Meaning “festivals” in Arabic, this form of music, produced on computers in living rooms up and down the country and thus escaping from the need for financial subsidies or special musical training, is a “chaotic roar of pure energy,” Shenker comments, “the sound of Egypt's underdogs jostling for attention…the gleeful reclamation of sonic space by citizen outsiders.” Like the graffiti art that came to represent the visual aspect of the Revolution, through its use of electronic sampling and US-style hip-hop techniques this form of music draws on a mass of heterogeneous sources, with “pretty much anyone with a laptop… chucking anything they want on the pile, from snatches of classical Egyptian ballads to jingles from breakfast cereal commercials.”
Shenker sees this music as the authentic voice of the Revolution, owing to its democratic mixing of cultural materials, its commitment to free expression, its rejection of censorship and its contempt for the hierarchies and restrictions of inherited forms. Like the other products associated with the Revolution, it was the cultural counterpart of an attempt to remake the state and reconfigure the nation, rejecting the “male, heterosexual and patriotic familial model” in favour of new and less patriarchal conceptions. It was part of a rejection of “state-centric masculinities,” attuned to feminist struggles and the search for alternative gender roles.
In this part of the book even sympathetic readers might feel that Shenker is in danger of getting carried away by his cultural rhetoric, being more interested in identifying the revolutionary potential of graffiti artists than focusing on the realities of economic and political power. However, while he does contribute many intoxicating, oneiric pages on this theme, his conclusions are more sober. The one-year rule of ousted former president Mohammed Morsi should be understood as an attempt to restore the economic policies of the former Mubarak regime and to reinstate its centralised and authoritarian management of state and society, he feels.
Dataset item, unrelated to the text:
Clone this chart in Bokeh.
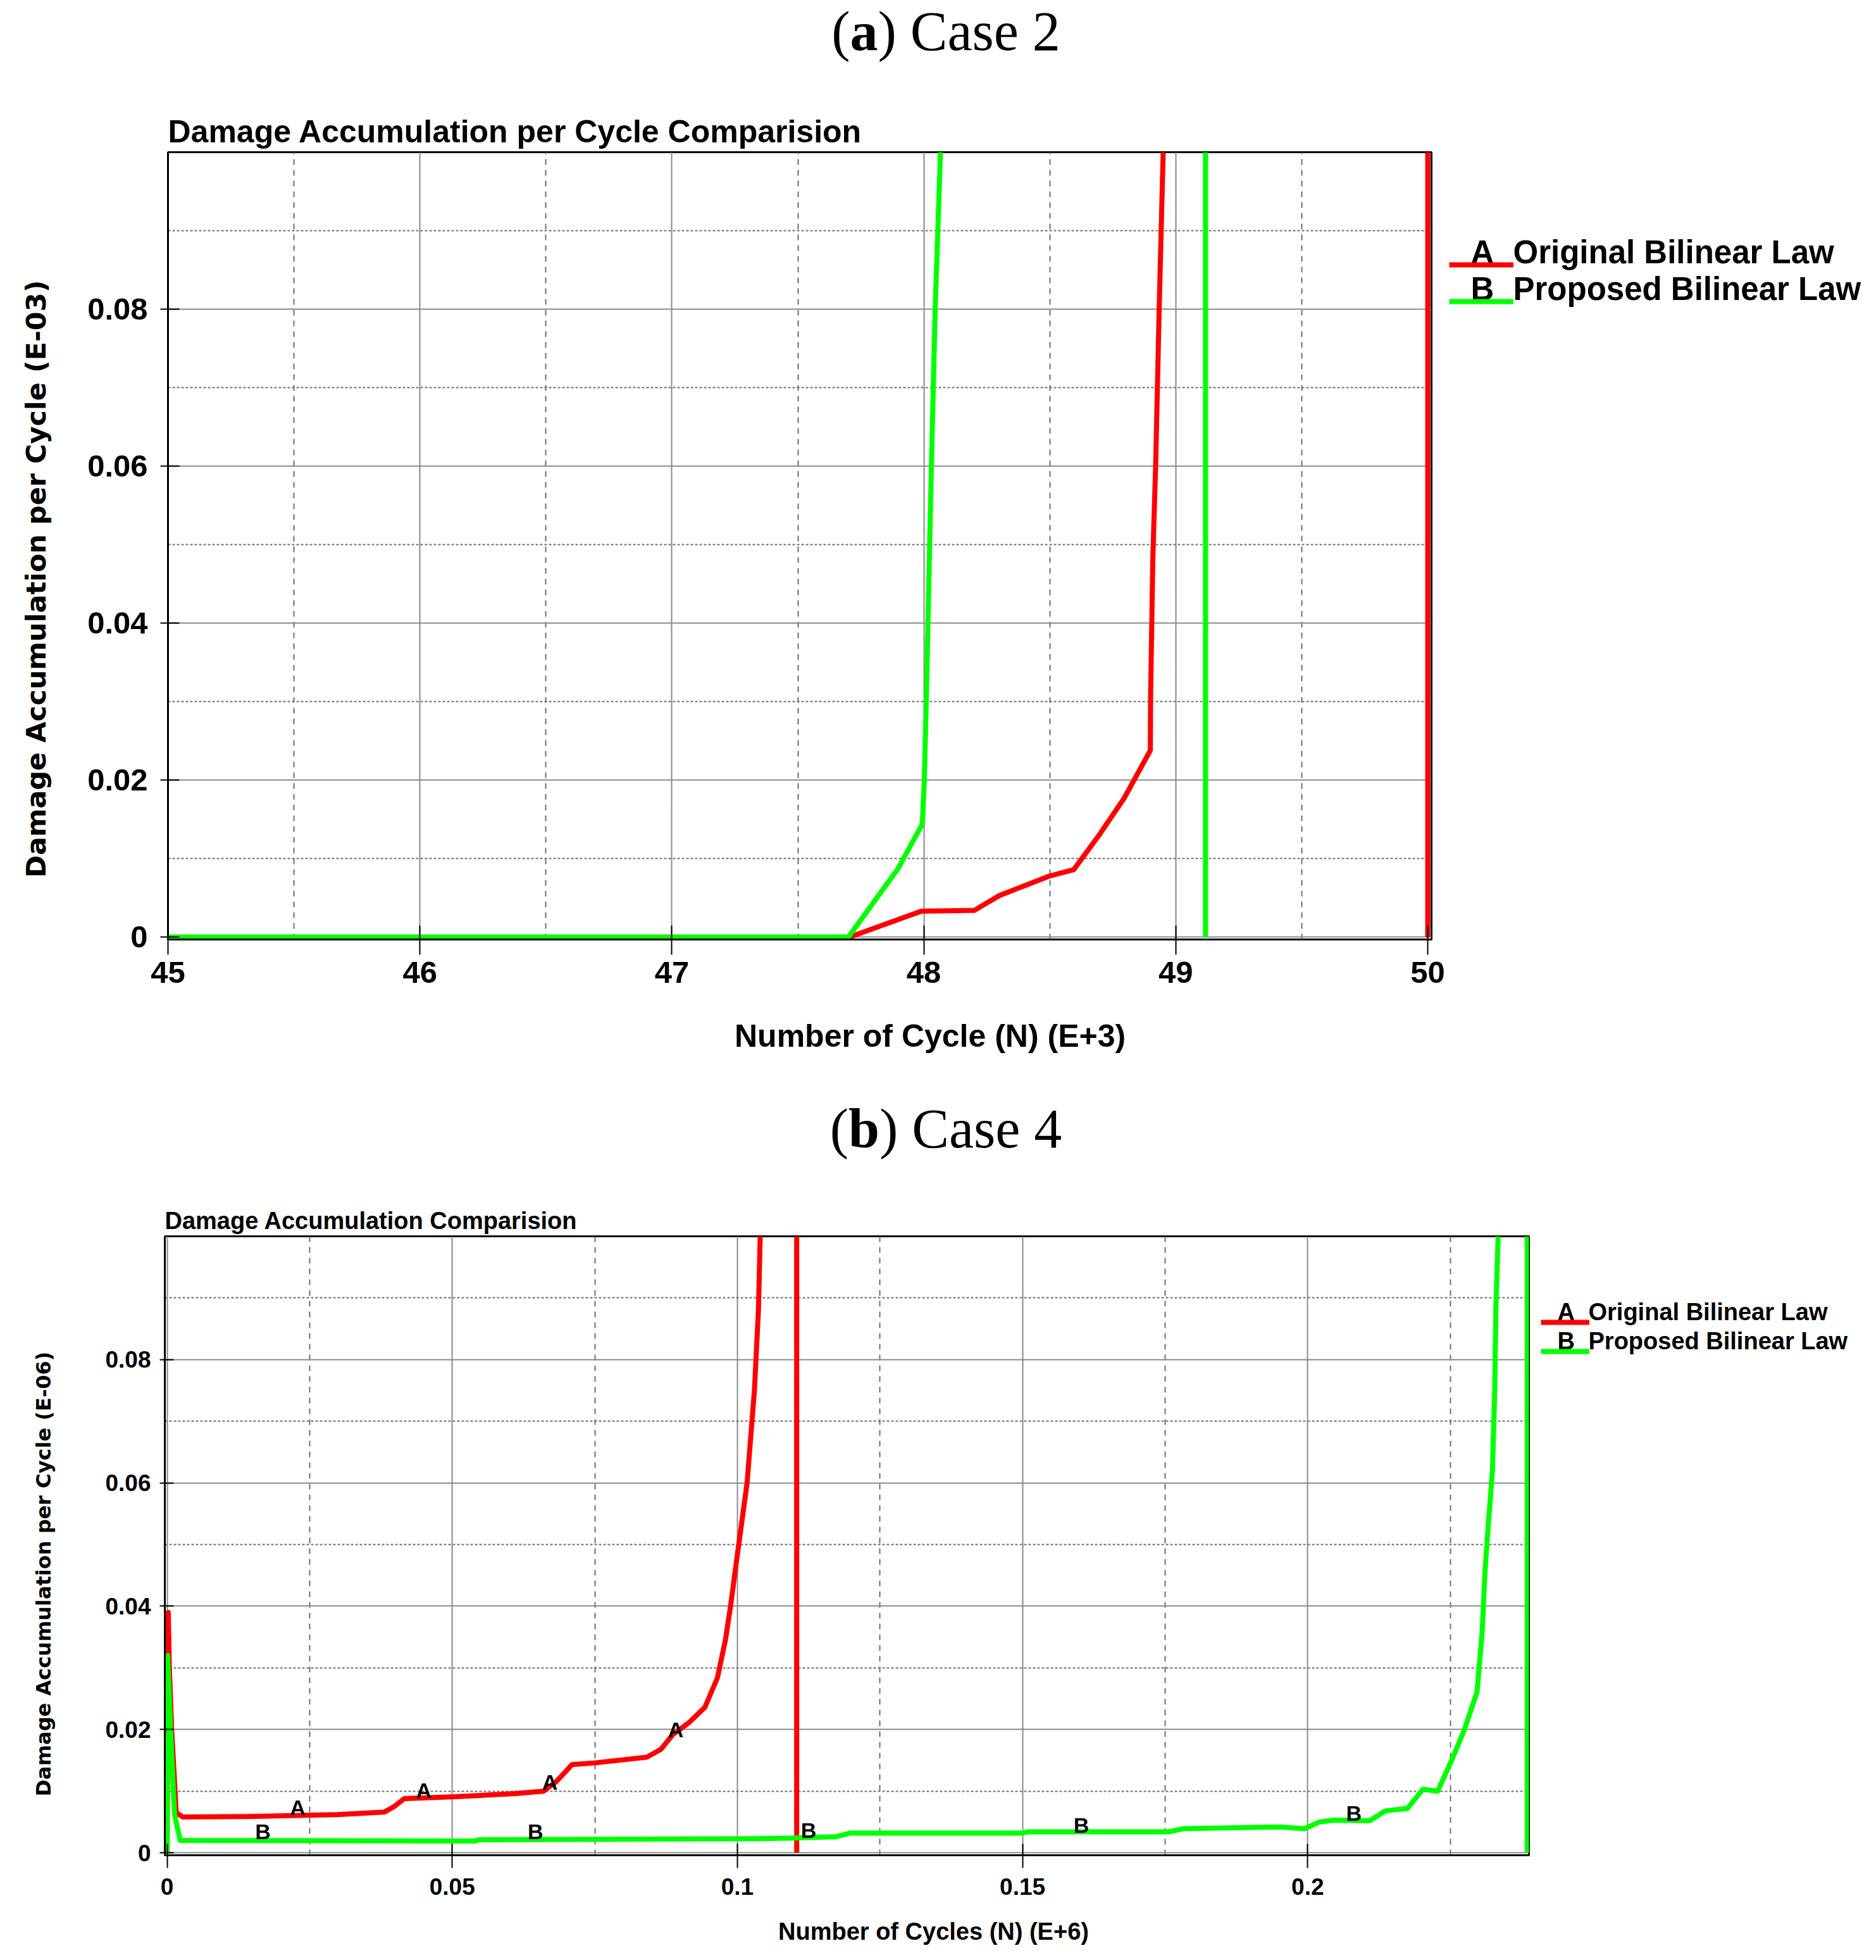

In the epilogue to his book Shenker recounts a visit to the Egypt Economic Development Conference held in Sharm El-Sheikh in March 2015. He has some sharp words for former UK prime minister Tony Blair and advertising executive Martin Sorrell, “high-level country branding specialists” brought in to provide keynote speeches for Conference participants. “The job of country branders is to select certain national values and narratives – commercialized heritage, low-wage and placid workforces, strong governments with a friendly attitude to neoliberal reforms – that are intelligible and attractive to global capital,” Shenker says.
Alternative “expressions of national identity that conflict with the PR hymn-sheet are sidelined or suppressed” at such events, he adds. Among other things, his book may be an attempt to remind readers of them.
Jack Shenker, The Egyptians, a Radical Story, Allen Lane: London, 2016, pp528.